Its incredible how in less than a decade what was termed a Khoka in underworld lingo and seemed huge, the amount of Rs 1Crore, possible to be acquired by ordinary mortals by only winning the final round of a television reality show hosted by the Big B, now stands looking shamefully small against the sheer amounts that corruption and scams have thrown up. The amounts are all relative to each other on a scale of numbers from zero to trillions. But what do these numbers mean?
That crores of rupees set aside for a definite purpose like development of a sector to reach the most vulnerable people of our society are swindled. The money dwindling all the way down until it reaches the hands of the deserving in amounts not adequate enough to buy food, to keep shelter, to pay for health or education. For every crore that reaches undeserving pockets, there are tens of crores of rupees that are not made available for developing our infrastructure, for building hospitals and providing electricity in remote rural areas, for providing much needed public transport systems in our emerging and expanding cities. For every crore that exchanges hands without being accounted for, women in villages and city slums walk long distances or spent long hours to fill up drinking water for the day for their families. For every hundred crore that was given secretly in exchange of favourable outcomes in business, generations of children will grow without proper nutrition or healthcare or education.
For every obscene amount of public money that the country has lost in corruption, every rain-fed farm is waiting for irrigation systems and farm ponds to get rid of the unpredictable outcomes of every crop season, driving farmers out of their centuries old occupation to leave in search of work as labourers to cities.

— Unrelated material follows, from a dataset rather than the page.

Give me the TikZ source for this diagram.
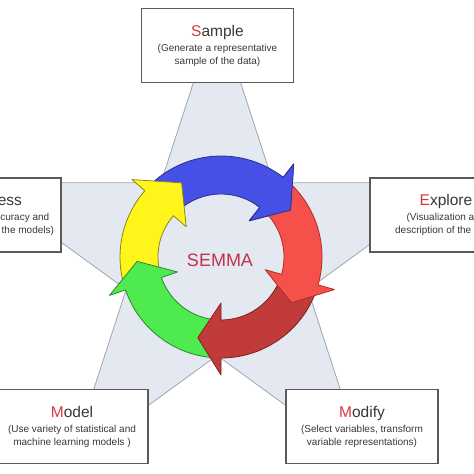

For every unthinkable amount that is yet to reveal itself in yet another scam, for every such terrifyingly monstrous amount, the freedom we so proudly proclaim every August by unfurling the tricolour in all its glory, that freedom is rapidly eroding, the colours of the flag are slowly fading. The injustice of living under a foreign power is replaced by the worse imposition of living under the power of a monster of our own creation, that only we can get rid of. Should we remain calm and go about our daily routines? Can we watch the issues debated on television and read in newspapers over dinner and breakfast only to leave it aside and put up our blinkers?
Are we doing enough to keep this monster from growing? Are we knowingly or unknowingly feeding this monster with our own corrupt ways? Where are our fingers pointing, at those laughable figures or at ourselves? Can we dare to laugh now?